PDA

View Full Version : catdoc


Tanasja
10-23-2003, 06:02 AM
Hi,

I know that you don't give support on catdoc, but...
I have trouble getting it installed and looking for help

I searched all the relevant sites with Google, also
http://www.45.free.net/~vitus/ice/catdoc/
but they give only brieve information.

Where can I find a good manual or support?

Thanx,
Tanasja

Charter
10-24-2003, 05:17 PM
Hi. Just download the package that contains the executable, FTP the executable over to your site in binary mode, and then set define('PHPDIG_PARSE_MSWORD','/full/path/to/catdoc'); in the config file.

Tanasja
10-25-2003, 07:20 AM
Hi Charter,

Can I put catdoc in any directory?
Because I have no access to the suggested usr/local/bin directory

And what means "in binary mode"?

Thnx. Tanasja

Charter
10-25-2003, 07:40 AM
Hi. FTP can allow files to be transferred in ASCII mode (e.g., for text files like HTML files) or BINARY mode (e.g., for graphic files like JPG files). Just FTP the executable catdoc like you would a graphics file.
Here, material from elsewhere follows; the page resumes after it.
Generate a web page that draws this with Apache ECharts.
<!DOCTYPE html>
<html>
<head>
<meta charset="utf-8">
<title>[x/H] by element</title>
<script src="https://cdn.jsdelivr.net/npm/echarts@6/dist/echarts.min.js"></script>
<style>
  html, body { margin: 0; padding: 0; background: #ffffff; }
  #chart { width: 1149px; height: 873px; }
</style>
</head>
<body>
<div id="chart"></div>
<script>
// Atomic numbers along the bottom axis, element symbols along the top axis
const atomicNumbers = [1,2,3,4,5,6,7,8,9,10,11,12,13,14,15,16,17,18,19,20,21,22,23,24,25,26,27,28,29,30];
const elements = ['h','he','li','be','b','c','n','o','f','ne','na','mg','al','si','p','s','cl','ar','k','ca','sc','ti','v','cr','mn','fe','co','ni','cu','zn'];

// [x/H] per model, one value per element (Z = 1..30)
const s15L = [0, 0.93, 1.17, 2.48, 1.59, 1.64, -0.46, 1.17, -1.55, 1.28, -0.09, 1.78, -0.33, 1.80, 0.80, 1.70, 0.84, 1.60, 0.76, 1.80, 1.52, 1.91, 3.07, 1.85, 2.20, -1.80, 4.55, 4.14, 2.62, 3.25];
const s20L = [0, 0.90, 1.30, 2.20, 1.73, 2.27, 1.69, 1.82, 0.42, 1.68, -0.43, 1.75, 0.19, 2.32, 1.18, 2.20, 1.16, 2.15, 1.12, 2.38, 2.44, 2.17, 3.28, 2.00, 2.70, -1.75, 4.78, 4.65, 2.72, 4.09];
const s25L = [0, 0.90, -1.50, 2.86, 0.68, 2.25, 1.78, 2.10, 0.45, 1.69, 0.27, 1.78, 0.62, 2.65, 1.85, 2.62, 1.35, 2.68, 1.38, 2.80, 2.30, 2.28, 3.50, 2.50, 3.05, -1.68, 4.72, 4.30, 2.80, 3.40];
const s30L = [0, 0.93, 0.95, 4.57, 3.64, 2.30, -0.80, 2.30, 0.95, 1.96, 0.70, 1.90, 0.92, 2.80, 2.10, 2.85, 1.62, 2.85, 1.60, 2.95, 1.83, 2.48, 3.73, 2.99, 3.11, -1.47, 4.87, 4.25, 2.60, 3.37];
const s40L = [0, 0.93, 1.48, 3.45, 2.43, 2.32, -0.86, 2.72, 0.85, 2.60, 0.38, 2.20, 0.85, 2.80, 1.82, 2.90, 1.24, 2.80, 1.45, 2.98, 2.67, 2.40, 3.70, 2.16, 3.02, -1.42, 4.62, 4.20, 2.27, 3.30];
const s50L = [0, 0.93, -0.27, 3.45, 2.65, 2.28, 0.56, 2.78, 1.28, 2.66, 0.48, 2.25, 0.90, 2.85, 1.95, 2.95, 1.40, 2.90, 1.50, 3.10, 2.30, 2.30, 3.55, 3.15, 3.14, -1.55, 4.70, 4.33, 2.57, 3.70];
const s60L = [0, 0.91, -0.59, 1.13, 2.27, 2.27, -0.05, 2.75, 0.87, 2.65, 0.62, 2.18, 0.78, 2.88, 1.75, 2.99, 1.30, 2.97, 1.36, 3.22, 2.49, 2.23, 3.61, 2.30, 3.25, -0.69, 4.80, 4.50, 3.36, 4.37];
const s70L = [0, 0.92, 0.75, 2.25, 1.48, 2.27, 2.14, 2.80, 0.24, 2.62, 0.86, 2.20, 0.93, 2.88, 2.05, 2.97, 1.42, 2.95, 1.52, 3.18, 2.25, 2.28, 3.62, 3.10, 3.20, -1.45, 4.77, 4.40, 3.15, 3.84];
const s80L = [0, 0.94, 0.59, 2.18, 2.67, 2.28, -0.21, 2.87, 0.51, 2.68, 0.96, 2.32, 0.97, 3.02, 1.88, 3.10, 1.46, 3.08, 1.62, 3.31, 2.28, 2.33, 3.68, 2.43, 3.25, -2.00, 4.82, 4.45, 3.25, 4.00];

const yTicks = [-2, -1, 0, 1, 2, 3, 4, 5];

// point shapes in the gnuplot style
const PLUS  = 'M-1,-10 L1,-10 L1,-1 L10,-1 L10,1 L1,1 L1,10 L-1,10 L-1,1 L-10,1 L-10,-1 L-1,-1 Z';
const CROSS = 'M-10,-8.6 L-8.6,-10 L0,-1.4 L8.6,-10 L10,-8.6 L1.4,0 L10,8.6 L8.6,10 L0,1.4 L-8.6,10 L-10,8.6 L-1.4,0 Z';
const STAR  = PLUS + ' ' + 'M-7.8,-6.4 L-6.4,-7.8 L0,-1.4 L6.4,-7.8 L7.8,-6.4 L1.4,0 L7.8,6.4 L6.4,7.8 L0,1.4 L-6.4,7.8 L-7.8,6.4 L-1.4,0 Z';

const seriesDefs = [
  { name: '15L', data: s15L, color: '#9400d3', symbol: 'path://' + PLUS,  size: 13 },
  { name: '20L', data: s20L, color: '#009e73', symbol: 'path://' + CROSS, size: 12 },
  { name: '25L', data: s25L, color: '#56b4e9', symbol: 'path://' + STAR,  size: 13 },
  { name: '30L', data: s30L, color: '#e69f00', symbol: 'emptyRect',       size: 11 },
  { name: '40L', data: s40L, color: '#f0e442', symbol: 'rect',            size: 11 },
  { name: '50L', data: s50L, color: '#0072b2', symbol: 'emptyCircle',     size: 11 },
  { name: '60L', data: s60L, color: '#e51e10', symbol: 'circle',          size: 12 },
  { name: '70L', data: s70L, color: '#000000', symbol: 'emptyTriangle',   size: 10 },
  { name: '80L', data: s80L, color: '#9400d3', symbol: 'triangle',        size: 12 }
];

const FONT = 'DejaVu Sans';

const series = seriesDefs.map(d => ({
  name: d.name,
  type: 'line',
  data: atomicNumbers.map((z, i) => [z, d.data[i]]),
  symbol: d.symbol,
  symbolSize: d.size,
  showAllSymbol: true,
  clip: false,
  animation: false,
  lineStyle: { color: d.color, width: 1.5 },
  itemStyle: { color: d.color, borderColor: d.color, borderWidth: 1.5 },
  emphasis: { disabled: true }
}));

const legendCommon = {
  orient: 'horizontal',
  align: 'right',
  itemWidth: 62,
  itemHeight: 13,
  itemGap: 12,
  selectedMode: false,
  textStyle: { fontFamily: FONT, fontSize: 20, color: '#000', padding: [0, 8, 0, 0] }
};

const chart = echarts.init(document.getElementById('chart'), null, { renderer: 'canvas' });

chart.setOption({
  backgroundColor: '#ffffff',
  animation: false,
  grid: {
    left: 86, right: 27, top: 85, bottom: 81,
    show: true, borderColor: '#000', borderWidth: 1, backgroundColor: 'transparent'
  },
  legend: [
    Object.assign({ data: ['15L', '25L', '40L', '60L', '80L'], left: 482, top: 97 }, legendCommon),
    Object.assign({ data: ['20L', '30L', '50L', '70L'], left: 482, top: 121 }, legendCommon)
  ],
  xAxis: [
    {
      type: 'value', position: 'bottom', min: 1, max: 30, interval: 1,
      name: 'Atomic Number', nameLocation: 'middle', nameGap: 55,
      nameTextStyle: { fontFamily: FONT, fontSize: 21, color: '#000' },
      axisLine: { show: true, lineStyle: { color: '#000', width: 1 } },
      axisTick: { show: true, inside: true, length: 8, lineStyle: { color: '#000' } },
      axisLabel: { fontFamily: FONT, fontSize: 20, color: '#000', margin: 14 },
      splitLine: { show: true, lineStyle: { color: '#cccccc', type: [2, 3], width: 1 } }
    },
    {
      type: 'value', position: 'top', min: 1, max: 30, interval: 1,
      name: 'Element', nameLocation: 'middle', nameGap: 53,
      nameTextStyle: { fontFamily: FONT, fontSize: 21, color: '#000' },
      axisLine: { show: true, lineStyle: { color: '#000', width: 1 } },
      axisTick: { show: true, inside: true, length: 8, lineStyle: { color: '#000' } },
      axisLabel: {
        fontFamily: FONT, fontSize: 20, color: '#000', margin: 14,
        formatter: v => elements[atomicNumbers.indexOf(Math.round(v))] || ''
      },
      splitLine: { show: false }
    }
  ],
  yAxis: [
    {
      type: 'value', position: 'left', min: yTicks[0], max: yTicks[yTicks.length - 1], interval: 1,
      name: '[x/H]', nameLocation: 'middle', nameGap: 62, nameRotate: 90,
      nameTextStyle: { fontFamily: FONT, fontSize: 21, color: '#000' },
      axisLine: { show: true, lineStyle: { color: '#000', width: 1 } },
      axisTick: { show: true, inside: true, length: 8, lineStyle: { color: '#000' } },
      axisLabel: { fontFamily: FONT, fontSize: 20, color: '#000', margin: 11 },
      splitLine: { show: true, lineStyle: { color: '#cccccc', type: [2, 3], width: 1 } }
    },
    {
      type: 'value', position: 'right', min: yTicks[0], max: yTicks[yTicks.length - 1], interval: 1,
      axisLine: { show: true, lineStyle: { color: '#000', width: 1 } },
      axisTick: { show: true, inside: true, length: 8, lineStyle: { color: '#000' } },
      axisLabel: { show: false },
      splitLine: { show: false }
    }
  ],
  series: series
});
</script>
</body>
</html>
Assuming that your host allows the execution of catdoc, you can put catdoc in any of your directories and call it from there using define('PHPDIG_PARSE_MSWORD','/full/path/to/catdoc'); in the config file.

Tanasja
10-28-2003, 02:58 AM
Hi Charter,

Phpdig functions oke, and I did like you told, but Catdoc is still not working.

This is what happens:
- When I re-index, no errors are given, only the comment: no link in termpory table.
- When I change PHPDIG_INDEX_MSWORD from false into true, the spider also shows the doc-files. (conlcusion: the spider finds and recognizes doc-files)
- When I change the catdoc direcotory name to a non-existing one, no error is given. (conclusion: spider does not ask for catdoc, here something goes wrong)
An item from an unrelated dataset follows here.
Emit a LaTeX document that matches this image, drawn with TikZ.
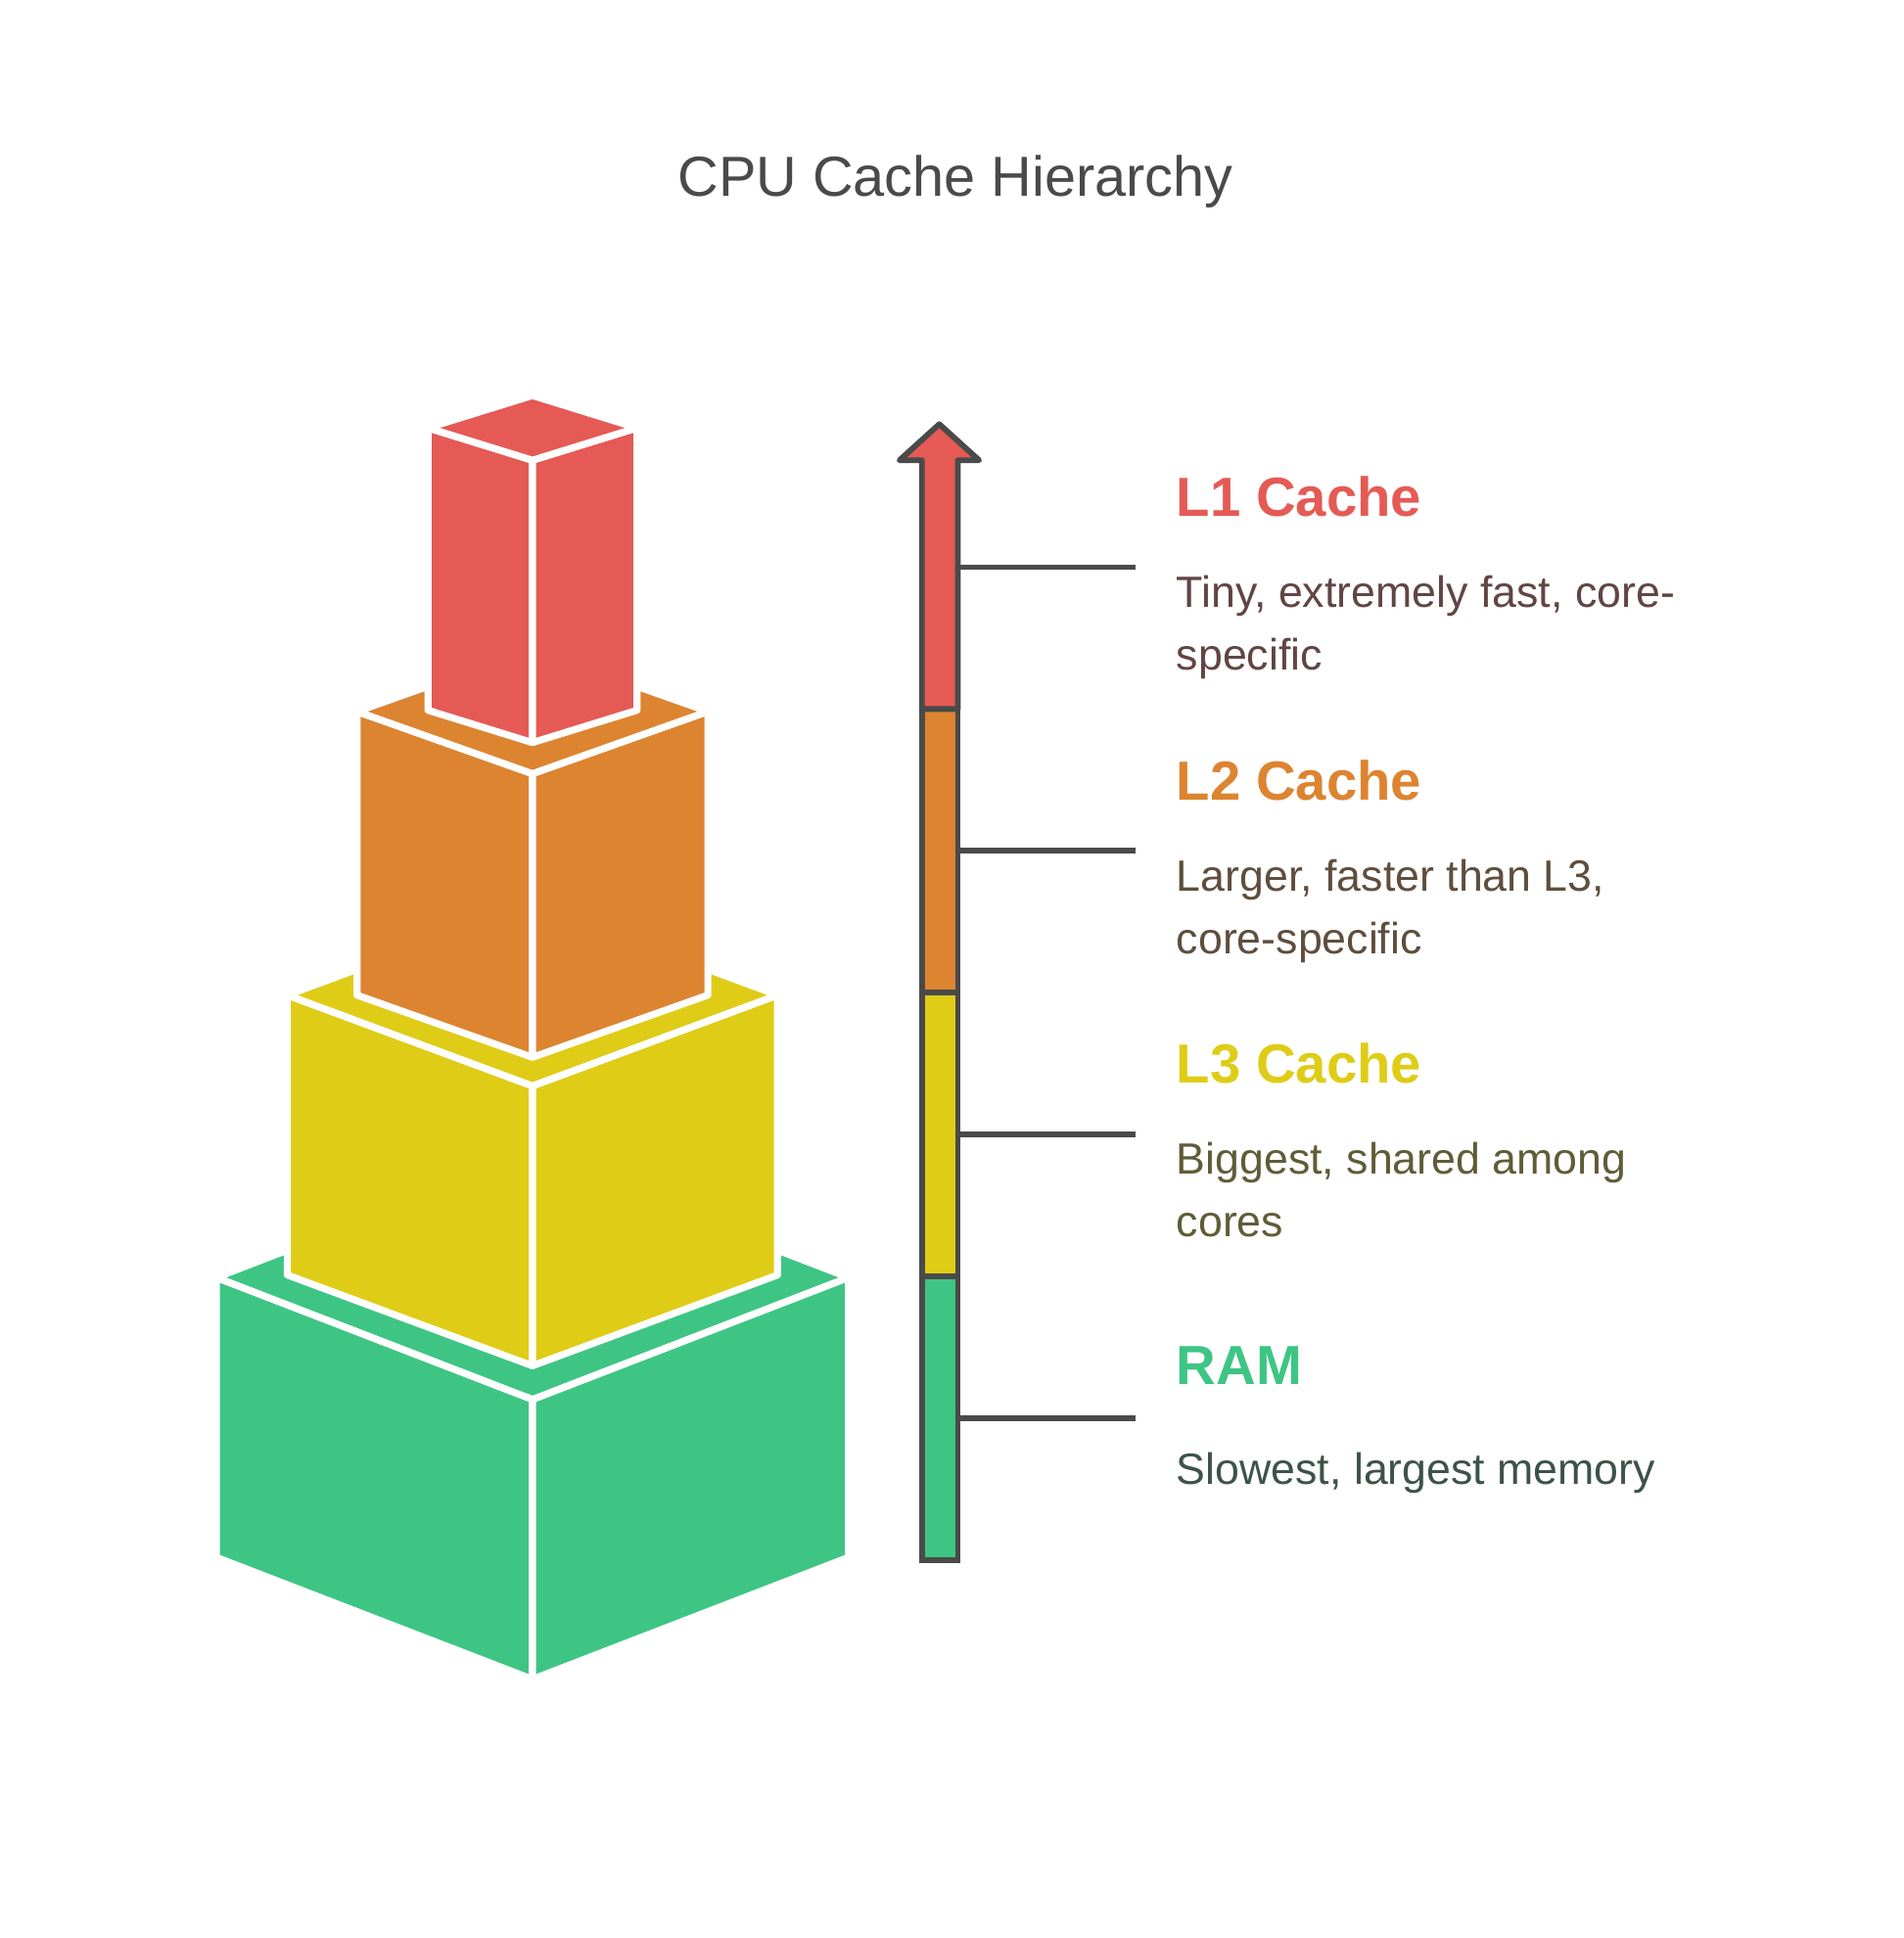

I tried it on my external host and local.

What can it be?

greetx, T

Charter
10-28-2003, 08:07 PM
Hi. Are there any files in the temp directory? If so, what's the extension?

Tanasja
10-29-2003, 06:13 AM
Hi Charter,

Yes, I can see that in admin/temp temp files created and unlinked with the extension .tmp2.

Here more information:

I run PhpDig local on my PC.

In config.php I changed
('PHPDIG_PARSE_MSWORD','c://apache/htdocs/catdoc/catdoc');
into
('PHPDIG_PARSE_MSWORD','c://apache/htdocs/catdoc/catdoc/catdoc.exe');
This was necessary for the function phpdigTempFile in robot_functions.php, to make true:
&& file_exists(PHPDIG_PARSE_MSWORD)
&& is_executable(PHPDIG_PARSE_MSWORD
... but I am not sure if that causes problems else...

I also changed
return array('tempfile'=>$tempfile,'tempfilesize'=>$tempfilesize);
as suggested in 1.6.2 fix to crawl binary files

At the end in the function phpdigTempFile there is the code
rename($tempfile,$tempfile.'2');
exec($command,$result,$retval);
unlink($tempfile.'2');
if (!$retval)
I can see that rename and unlink work oke.
In admin/temp files are created and unlinked like:
9883dacfac81cb7b7830b3d1b09ea72c.tmp2
These files contain the words from the doc-file.
So catdoc seems to work fine.
But if (!$retval) is false, so exec() seems not to work.

Thanx again so far,
T

Charter
11-07-2003, 02:55 PM
Hi. The catdoc.exe binary should create files with txt extensions. The tmp2 extensions are from the rename command.

From your post came the below two items:

define('PHPDIG_PARSE_MSWORD','c://apache/htdocs/catdoc/catdoc');
define('PHPDIG_PARSE_MSWORD','c://apache/htdocs/catdoc/catdoc/catdoc.exe');

The first item says that catdoc.exe is located in the c://apache/htdocs/catdoc/ directory whereas the second item says that catdoc.exe is the c://apache/htdocs/catdoc/catdoc/ directory. The path to catdoc.exe should be like this: c://apache/htdocs/catdoc/catdoc/catdoc (assuming the first two catdocs are directories and the last catdoc is for the catdoc.exe file).